NASA Celebrates 100 Years of Modern Rocketry

3 Min Read
black-and-white photograph of a man in an overcoat and hat standing next to a slender, 11-foot-tall rocket supported by a metal frame
Photograph of Robert Goddard and his liquid-fueled rocket, prior to its first flight on March 16, 1926, from a farm at Auburn, Mass.
Credits: Esther Goddard, Courtesy of Clark University

Snow covered the ground that Tuesday morning 100 years ago, when a college professor and his wife took a morning drive to the family farm a few miles south in Auburn, Massachusetts. Along for the ride, the couple brought two work colleagues - and "Nell."

They may not have known it at the time, but thanks to Nell, the four New Englanders were about to attend an auspicious birth.

Some eleven feet tall and weighing a mere 10 pounds, Nell was a contraption of the professor's invention.

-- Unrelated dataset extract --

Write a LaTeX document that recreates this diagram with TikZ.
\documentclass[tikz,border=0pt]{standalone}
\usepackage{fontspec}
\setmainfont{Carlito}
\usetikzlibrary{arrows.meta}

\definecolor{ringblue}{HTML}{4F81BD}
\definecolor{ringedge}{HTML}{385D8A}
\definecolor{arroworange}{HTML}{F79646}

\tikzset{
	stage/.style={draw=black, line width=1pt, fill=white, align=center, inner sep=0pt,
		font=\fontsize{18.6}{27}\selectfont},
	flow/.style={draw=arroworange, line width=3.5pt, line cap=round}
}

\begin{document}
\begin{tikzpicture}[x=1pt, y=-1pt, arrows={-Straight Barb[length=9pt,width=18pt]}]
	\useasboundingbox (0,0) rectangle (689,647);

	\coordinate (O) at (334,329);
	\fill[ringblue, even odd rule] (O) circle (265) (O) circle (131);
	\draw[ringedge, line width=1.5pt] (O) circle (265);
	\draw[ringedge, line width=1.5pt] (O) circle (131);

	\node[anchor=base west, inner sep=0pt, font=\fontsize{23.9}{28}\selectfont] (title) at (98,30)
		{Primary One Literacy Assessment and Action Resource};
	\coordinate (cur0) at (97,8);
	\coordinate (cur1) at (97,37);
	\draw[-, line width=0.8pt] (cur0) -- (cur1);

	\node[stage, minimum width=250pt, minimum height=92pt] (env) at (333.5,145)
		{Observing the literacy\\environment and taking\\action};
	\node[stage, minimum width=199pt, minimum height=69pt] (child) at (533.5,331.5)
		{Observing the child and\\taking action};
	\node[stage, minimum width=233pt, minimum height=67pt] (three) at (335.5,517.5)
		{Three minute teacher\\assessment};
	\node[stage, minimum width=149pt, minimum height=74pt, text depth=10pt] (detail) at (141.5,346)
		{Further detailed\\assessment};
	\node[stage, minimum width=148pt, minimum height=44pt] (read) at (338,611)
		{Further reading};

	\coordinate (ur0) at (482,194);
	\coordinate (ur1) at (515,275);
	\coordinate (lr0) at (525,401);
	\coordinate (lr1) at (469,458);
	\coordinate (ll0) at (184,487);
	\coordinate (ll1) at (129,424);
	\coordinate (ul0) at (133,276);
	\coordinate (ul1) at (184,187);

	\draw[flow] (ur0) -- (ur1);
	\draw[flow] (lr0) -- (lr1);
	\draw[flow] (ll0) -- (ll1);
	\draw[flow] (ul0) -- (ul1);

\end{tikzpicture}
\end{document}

He had devised, constructed, and tested Nell methodically, incrementally, over the course of many, many years.

That snowy morning at Aunt Effie's farm, the professor's assistant took a blowtorch to Nell.

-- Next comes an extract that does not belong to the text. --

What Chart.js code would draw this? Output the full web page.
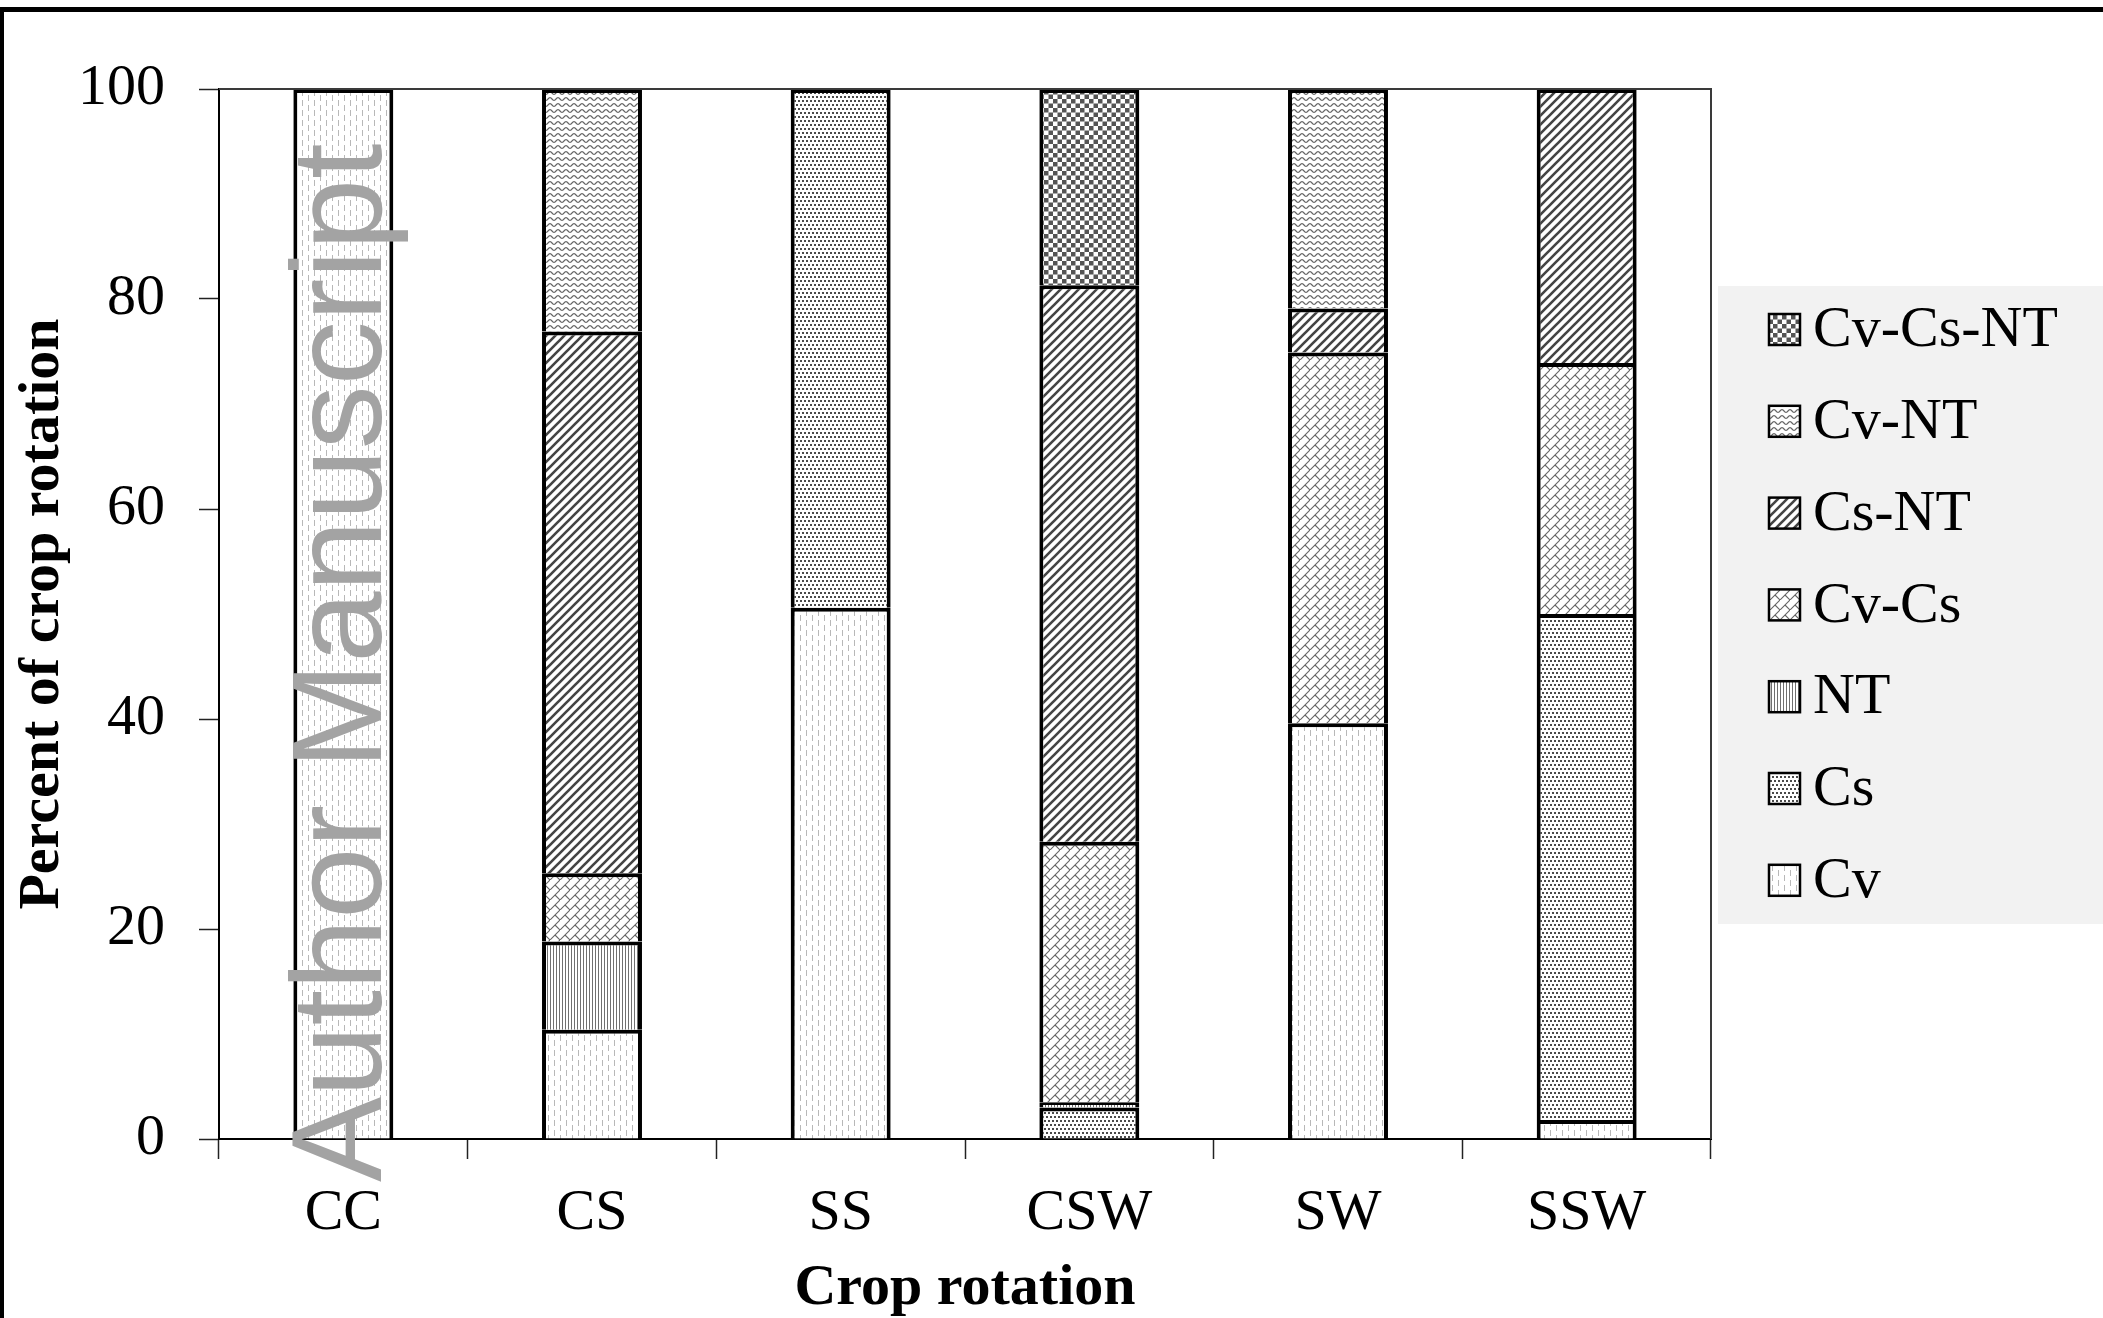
<!DOCTYPE html>
<html>
<head>
<meta charset="utf-8">
<title>Percent of crop rotation</title>
<script src="https://cdn.jsdelivr.net/npm/chart.js@4.4.1/dist/chart.umd.min.js"></script>
<style>
  html, body { margin: 0; padding: 0; background: #fff; }
  canvas { display: block; }
</style>
</head>
<body>
<canvas id="chart" width="2103" height="1318"></canvas>
<script>
// Crop rotations on the x axis
const rotations = ["CC", "CS", "SS", "CSW", "SW", "SSW"];

// Percent of each rotation, stacked bottom to top
const cvValues = [100, 10.4, 50.6, 0, 39.6, 1.8];
const csValues = [0, 0, 49.4, 3.0, 0, 48.2];
const ntValues = [0, 8.4, 0, 0.5, 0, 0];
const cvCsValues = [0, 6.5, 0, 24.8, 35.3, 23.9];
const csNtValues = [0, 51.6, 0, 53.0, 4.2, 26.1];
const cvNtValues = [0, 23.1, 0, 0, 20.9, 0];
const cvCsNtValues = [0, 0, 0, 18.7, 0, 0];

const yTicks = [0, 20, 40, 60, 80, 100];

const SERIF = '"Liberation Serif", "Times New Roman", serif';
const canvas = document.getElementById("chart");
const ctx = canvas.getContext("2d");

// Build a repeating fill from a small tile
function makePattern(w, h, paint) {
  const tile = document.createElement("canvas");
  tile.width = w;
  tile.height = h;
  const g = tile.getContext("2d");
  g.fillStyle = "#fff";
  g.fillRect(0, 0, w, h);
  paint(g, w, h);
  return ctx.createPattern(tile, "repeat");
}

const patterns = {
  // light broken vertical dashes
  cv: makePattern(12, 10, (g) => {
    g.fillStyle = "#b8b8b8";
    g.fillRect(2, 0, 1, 6);
    g.fillRect(8, 5, 1, 5);
    g.fillRect(8, 0, 1, 1);
  }),
  // small dark dots
  cs: makePattern(8, 8, (g) => {
    g.fillStyle = "#4a4a4a";
    g.fillRect(0, 0, 2, 2);
    g.fillRect(4, 0, 2, 2);
    g.fillRect(2, 4, 2, 2);
    g.fillRect(6, 4, 2, 2);
  }),
  // narrow vertical lines
  nt: makePattern(3, 3, (g) => {
    g.fillStyle = "#707070";
    g.fillRect(1, 0, 1, 3);
  }),
  // diagonal brick
  cvCs: makePattern(10, 10, (g) => {
    g.strokeStyle = "#666";
    g.lineWidth = 1.1;
    g.beginPath();
    g.moveTo(-1, 11); g.lineTo(11, -1);
    g.moveTo(5, 5); g.lineTo(11, 11);
    g.stroke();
  }),
  // wide upward diagonal
  csNt: makePattern(9, 9, (g) => {
    g.strokeStyle = "#444";
    g.lineWidth = 2.6;
    g.beginPath();
    g.moveTo(-1, 10); g.lineTo(10, -1);
    g.moveTo(-2, 2); g.lineTo(2, -2);
    g.moveTo(7, 11); g.lineTo(11, 7);
    g.stroke();
  }),
  // wavy horizontal lines
  cvNt: makePattern(8, 6, (g) => {
    g.strokeStyle = "#666";
    g.lineWidth = 1.2;
    g.beginPath();
    for (let x = -1; x <= 9; x += 0.5) {
      const y = 3 + 1.4 * Math.sin((2 * Math.PI * x) / 8);
      if (x === -1) g.moveTo(x, y); else g.lineTo(x, y);
    }
    g.stroke();
  }),
  // small checkerboard
  cvCsNt: makePattern(9, 9, (g) => {
    g.fillStyle = "#555";
    g.fillRect(0, 0, 4.5, 4.5);
    g.fillRect(4.5, 4.5, 4.5, 4.5);
  }),
};

function series(label, data, fill) {
  return {
    label,
    data,
    backgroundColor: fill,
    borderColor: "#000",
    borderWidth: 4,
    borderSkipped: "start",
    barPercentage: 0.402,
    categoryPercentage: 1.0,
  };
}

const datasets = [
  series("Cv", cvValues, patterns.cv),
  series("Cs", csValues, patterns.cs),
  series("NT", ntValues, patterns.nt),
  series("Cv-Cs", cvCsValues, patterns.cvCs),
  series("Cs-NT", csNtValues, patterns.csNt),
  series("Cv-NT", cvNtValues, patterns.cvNt),
  series("Cv-Cs-NT", cvCsNtValues, patterns.cvCsNt),
];

// Frame, plot box, legend panel and the vertical stamp text
const decorations = {
  id: "decorations",
  afterDraw(chart) {
    const c = chart.ctx;
    const a = chart.chartArea;
    c.save();

    // plot box top and right edges
    c.strokeStyle = "#3a3a3a";
    c.lineWidth = 2;
    c.beginPath();
    c.moveTo(a.left, a.top);
    c.lineTo(a.right, a.top);
    c.lineTo(a.right, a.bottom);
    c.stroke();

    // legend panel, top entry is the last stacked series
    const panel = { x: 1718, y: 286, w: 2103 - 1718, h: 638 };
    c.fillStyle = "#f2f2f2";
    c.fillRect(panel.x, panel.y, panel.w, panel.h);
    const items = chart.data.datasets.slice().reverse();
    c.font = "58px " + SERIF;
    c.textBaseline = "middle";
    c.textAlign = "left";
    items.forEach((ds, i) => {
      const yc = 329 + i * 91.8;
      c.fillStyle = ds.backgroundColor;
      c.fillRect(1769, yc - 15, 31, 31);
      c.strokeStyle = "#000";
      c.lineWidth = 2.5;
      c.strokeRect(1769, yc - 15, 31, 31);
      c.fillStyle = "#000";
      c.fillText(ds.label, 1813, yc + 2);
    });

    // outer frame (top and left)
    c.fillStyle = "#000";
    c.fillRect(0, 7, chart.width, 5);
    c.fillRect(0, 7, 4, chart.height);

    // stamp text running up the left side
    c.translate(381, 1182);
    c.rotate(-Math.PI / 2);
    c.font = '128px "Liberation Sans", Arial, sans-serif';
    c.fillStyle = "#a3a3a3";
    c.textBaseline = "alphabetic";
    c.fillText("Author Manuscript", 0, 0);
    c.restore();
  },
};

new Chart(ctx, {
  type: "bar",
  data: { labels: rotations, datasets },
  plugins: [decorations],
  options: {
    responsive: false,
    animation: false,
    devicePixelRatio: 1,
    layout: { padding: { top: 89, right: 392, bottom: 0, left: 0 } },
    plugins: {
      legend: { display: false },
      tooltip: { enabled: false },
    },
    scales: {
      x: {
        stacked: true,
        afterFit: (scale) => { scale.height = 179; },
        grid: {
          offset: true,
          drawOnChartArea: false,
          drawTicks: true,
          tickLength: 20,
          tickColor: "#222",
          tickWidth: 1.5,
        },
        border: { color: "#000", width: 2 },
        ticks: {
          color: "#000",
          padding: 20,
          font: { family: SERIF, size: 58 },
        },
        title: {
          display: true,
          text: "Crop rotation",
          color: "#000",
          padding: { top: 0, bottom: -6 },
          font: { family: SERIF, size: 58, weight: "bold" },
        },
      },
      y: {
        stacked: true,
        min: 0,
        max: 100,
        afterFit: (scale) => { scale.width = 219; },
        afterBuildTicks: (scale) => {
          scale.ticks = yTicks.map((v) => ({ value: v }));
        },
        grid: {
          drawOnChartArea: false,
          drawTicks: true,
          tickLength: 20,
          tickColor: "#222",
          tickWidth: 1.5,
        },
        border: { color: "#000", width: 2 },
        ticks: {
          color: "#000",
          padding: 34,
          font: { family: SERIF, size: 58 },
        },
        title: {
          display: true,
          text: "Percent of crop rotation",
          color: "#000",
          padding: { top: 8, bottom: 0 },
          font: { family: SERIF, size: 58, weight: "bold" },
        },
      },
    },
  },
});
</script>
</body>
</html>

Moments later Nell ascended. The gangly apparatus climbed 41 feet high and landed in a cabbage patch 60 yards away. The entire journey took less than three seconds, but March 16, 1926, had just become the date of the world's first liquid-fueled rocket flight, and Dr. Robert Goddard had just become a father of modern rocketry.

"It looked almost magical as it rose, without any appreciably greater noise or flame, as if it said, 'I've been here long enough; I think I'll be going somewhere else, if you don't mind,'" Goddard wrote in his journal the next day.

Robert Goddard's assistant Henry Sachs (left), former student and fellow Clark University Physics professor Percy Roope (middle), and wife Esther Goddard who photographed and filmed much of her husband's work. They stand with parts from the rocket - later named "Nell" - following the flight of March 16, 1926, at Aunt Effie's (a distant relative of Robert Goddard's) Ward Farm in Auburn, Mass. This test marked the world's first successful launch of a liquid-propelled rocket.
Courtesy of Clark University

The idea of a liquid-fueled rocket was not new. Others around the world had been pondering theory and sketching designs for years: Liquid propellant would offer greater thrust control than solid fuel, but the benefit accompanies tricky challenges, like how to pressurize and control the rate of fuel mixture. Goddard, who filled Nell up with a blend of gasoline and liquid oxygen, became the first in the world to build and successfully launch such a rocket.

Recognition was slow to arrive - ridicule came faster. In 1920, The New York Times opined that Goddard's work in rocketry and his suggestion that such a device could reach the Moon was "a severe strain on credulity": How could a rocket function in a vacuum with no air to push against, the newspaper accused. "Of course [Goddard] only seems to lack the knowledge ladled out daily in high schools."